Question

Different kinds of conic sections are obtained depending on
A
the position of the intersecting plane with respect to the cone
B
angle made by intersecting plane with the vertical axis of the cone
C
Both (a) and (b)
D
Neither (a) nor (b)

Answer

**step1** Understanding the problem

The problem asks what factors determine the different kinds of conic sections. Conic sections are shapes (like circles, ellipses, parabolas, and hyperbolas) formed when a flat surface (a plane) cuts through a double cone.

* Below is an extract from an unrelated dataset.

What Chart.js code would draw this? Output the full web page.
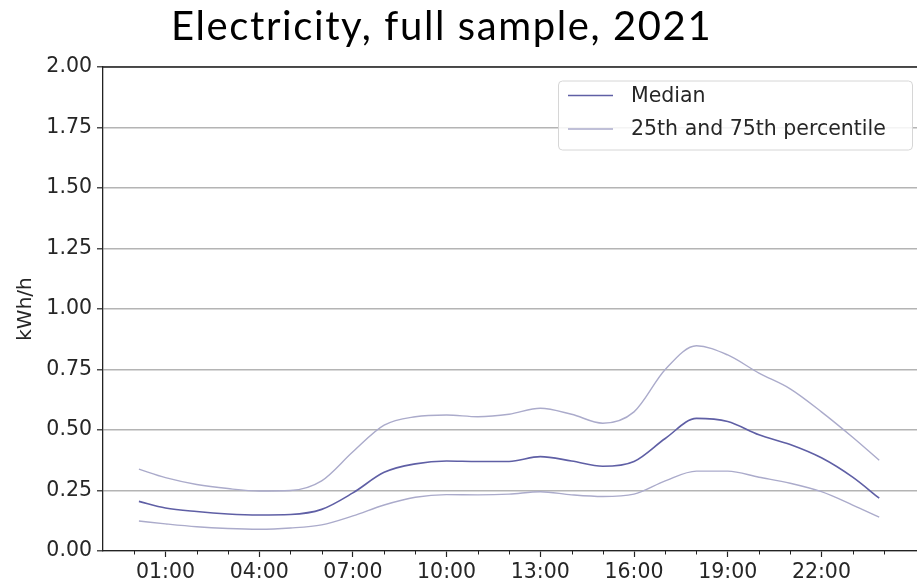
<!DOCTYPE html>
<html>
<head>
<meta charset="utf-8">
<script src="https://cdn.jsdelivr.net/npm/chart.js@4.4.0/dist/chart.umd.min.js"></script>
<style>
  html, body { margin: 0; padding: 0; background: #fff; overflow: hidden; }
  #wrap { width: 917px; height: 586px; }
</style>
</head>
<body>
<div id="wrap"><canvas id="chart" width="917" height="586"></canvas></div>
<script>
const titleText = "Electricity, full sample, 2021";
const yTitle = "kWh/h";

// hour of day for each point
const hours = [0.15, 1, 2, 3, 4, 5, 6, 7, 8, 9, 10, 11, 12, 13, 14, 15, 16, 17, 18, 19, 20, 21, 22, 23, 23.85];
const medianValues = [0.205, 0.178, 0.163, 0.153, 0.149, 0.151, 0.172, 0.24, 0.325, 0.36, 0.372, 0.37, 0.37, 0.39, 0.372, 0.35, 0.37, 0.465, 0.548, 0.535, 0.48, 0.44, 0.385, 0.305, 0.218];
const p25Values = [0.124, 0.112, 0.1, 0.093, 0.09, 0.095, 0.108, 0.145, 0.19, 0.222, 0.233, 0.232, 0.235, 0.245, 0.232, 0.225, 0.235, 0.29, 0.33, 0.33, 0.305, 0.28, 0.245, 0.19, 0.14];
const p75Values = [0.338, 0.303, 0.275, 0.258, 0.248, 0.25, 0.29, 0.41, 0.52, 0.555, 0.562, 0.555, 0.565, 0.59, 0.565, 0.528, 0.575, 0.75, 0.848, 0.81, 0.735, 0.67, 0.575, 0.47, 0.375];
const xTickHours = [1, 4, 7, 10, 13, 16, 19, 22];
const yTicks = [0, 0.25, 0.5, 0.75, 1.0, 1.25, 1.5, 1.75, 2.0];

const medianColor = "#5f5fa5";
const pctColor = "#ababcb";
const textColor = "#262626";
const tickFont = { family: "DejaVu Sans", size: 20.5 };

function toPoints(vals) {
    return hours.map((h, i) => ({ x: h, y: vals[i] }));
}

// title, frame, minor ticks and legend box
const extras = {
    id: "extras",
    afterDraw(chart) {
        const ctx = chart.ctx;
        const area = chart.chartArea;
        const xs = chart.scales.x;
        ctx.save();

        // top spine
        ctx.strokeStyle = "#222";
        ctx.lineWidth = 1.3;
        ctx.beginPath();
        ctx.moveTo(area.left, area.top);
        ctx.lineTo(area.right + 2, area.top);
        ctx.stroke();

        // minor ticks each hour
        ctx.lineWidth = 1;
        for (let h = 0; h <= 24; h++) {
            if (xTickHours.includes(h)) continue;
            const px = Math.round(xs.getPixelForValue(h)) + 0.5;
            ctx.beginPath();
            ctx.moveTo(px, area.bottom);
            ctx.lineTo(px, area.bottom + 3.5);
            ctx.stroke();
        }

        // title
        ctx.fillStyle = "#000";
        ctx.font = "40px Lato";
        ctx.letterSpacing = "1.6px";
        ctx.textAlign = "left";
        ctx.textBaseline = "alphabetic";
        ctx.fillText(titleText, 171, 40);
        ctx.letterSpacing = "0px";

        // legend
        const bx = area.right - 359, by = area.top + 13.5, bw = 354, bh = 69;
        ctx.fillStyle = "rgba(255,255,255,0.85)";
        ctx.strokeStyle = "#d6d6d6";
        ctx.lineWidth = 1;
        ctx.beginPath();
        ctx.roundRect(bx + 0.5, by + 0.5, bw, bh, 4);
        ctx.fill();
        ctx.stroke();

        const items = [
            { label: chart.data.datasets[0].label, color: medianColor, y: by + 15 },
            { label: chart.data.datasets[1].label, color: pctColor, y: by + 48.5 }
        ];
        ctx.font = "20.5px 'DejaVu Sans'";
        ctx.textBaseline = "middle";
        items.forEach(it => {
            ctx.strokeStyle = it.color;
            ctx.lineWidth = 1.5;
            ctx.beginPath();
            ctx.moveTo(bx + 10, it.y);
            ctx.lineTo(bx + 55, it.y);
            ctx.stroke();
            ctx.fillStyle = textColor;
            ctx.fillText(it.label, bx + 73, it.y + 1);
        });

        ctx.restore();
    }
};

new Chart(document.getElementById("chart"), {
    type: "line",
    data: {
        datasets: [
            {
                label: "Median",
                data: toPoints(medianValues),
                borderColor: medianColor,
                borderWidth: 1.6,
                pointRadius: 0,
                cubicInterpolationMode: "monotone",
                order: 0
            },
            {
                label: "25th and 75th percentile",
                data: toPoints(p75Values),
                borderColor: pctColor,
                borderWidth: 1.4,
                pointRadius: 0,
                cubicInterpolationMode: "monotone",
                order: 1
            },
            {
                label: "25th percentile",
                data: toPoints(p25Values),
                borderColor: pctColor,
                borderWidth: 1.4,
                pointRadius: 0,
                cubicInterpolationMode: "monotone",
                order: 1
            }
        ]
    },
    options: {
        responsive: false,
        animation: false,
        events: [],
        layout: { padding: { top: 67, right: 0, left: 0, bottom: 0 } },
        plugins: {
            legend: { display: false },
            title: { display: false },
            tooltip: { enabled: false }
        },
        scales: {
            x: {
                type: "linear",
                min: -1.0,
                max: 25.06,
                afterBuildTicks: s => { s.ticks = xTickHours.map(v => ({ value: v })); },
                afterFit: s => { s.height = 35; },
                ticks: {
                    color: textColor,
                    font: tickFont,
                    padding: 3,
                    maxRotation: 0,
                    autoSkip: false,
                    callback: v => String(v).padStart(2, "0") + ":00"
                },
                grid: {
                    drawOnChartArea: false,
                    tickLength: 6,
                    tickColor: "#222",
                    tickWidth: 1.2
                },
                border: { color: "#222", width: 1.3 }
            },
            y: {
                min: 0,
                max: 2,
                afterBuildTicks: s => { s.ticks = yTicks.map(v => ({ value: v })); },
                afterFit: s => { s.width = 103; },
                title: {
                    display: true,
                    text: yTitle,
                    color: textColor,
                    font: { family: "DejaVu Sans", size: 20 },
                    padding: { top: 14, bottom: 0 }
                },
                ticks: {
                    color: textColor,
                    font: tickFont,
                    padding: 5,
                    callback: v => v.toFixed(2)
                },
                grid: {
                    color: "#b4b4b4",
                    lineWidth: 1.6,
                    tickLength: 6,
                    tickColor: "#222",
                    tickWidth: 1.2
                },
                border: { color: "#222", width: 1.3 }
            }
        }
    },
    plugins: [extras]
});
</script>
</body>
</html>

**step2** Analyzing option A

Option A states "the position of the intersecting plane with respect to the cone". This refers to where the plane cuts the cone (e.g., through one part of the cone or both parts, or even through the very tip of the cone called the vertex) and how it is oriented (its tilt or angle) relative to the cone. This is a very general description, but it is certainly a determining factor. For instance, if the plane cuts both parts of the double cone, you get a hyperbola. If it passes through the vertex, you get degenerate conic sections like a point, a line, or two intersecting lines.

**step3** Analyzing option B

Option B states "angle made by intersecting plane with the vertical axis of the cone". This specifically describes the tilt of the plane. The angle of the plane relative to the cone's axis is crucial. For example:
* If the plane is exactly perpendicular to the cone's axis, it forms a circle (if it cuts the cone away from the vertex).
* If the plane is tilted, but not as steeply as the side of the cone, it forms an ellipse.
* If the plane is tilted exactly parallel to the side of the cone, it forms a parabola.
* If the plane is tilted more steeply than the side of the cone (so it cuts both parts), it forms a hyperbola.
Thus, the angle is a critical determinant of the specific type of conic section.

**step4** Evaluating both options together

Let's consider if either option alone is sufficient, or if both are needed.
Imagine a plane that is perpendicular to the cone's axis (meaning it makes a 90-degree angle with the vertical axis).
* If this plane cuts the cone away from the vertex, you get a circle.
* If this plane passes through the vertex, you get a single point (a degenerate conic section).
In this example, the "angle made by intersecting plane with the vertical axis of the cone" (Option B) is the same (90 degrees), but the "position of the intersecting plane with respect to the cone" (Option A - specifically, whether it passes through the vertex or not) changes the kind of conic section formed.
Therefore, both the general position (which includes whether it passes through the vertex and cuts one or two nappes) and the specific angle (tilt) are important. Option A is broad and encompasses aspects of location and orientation. Option B specifies a key aspect of orientation. Since both contribute to determining the different kinds of conic sections, the most accurate answer is that both (a) and (b) are determining factors.

**step5** Concluding the answer

Based on the analysis, both the position of the intersecting plane (including whether it passes through the vertex and how many parts of the cone it cuts) and the angle it makes with the vertical axis of the cone are crucial in determining the different kinds of conic sections. Therefore, option C is the correct choice.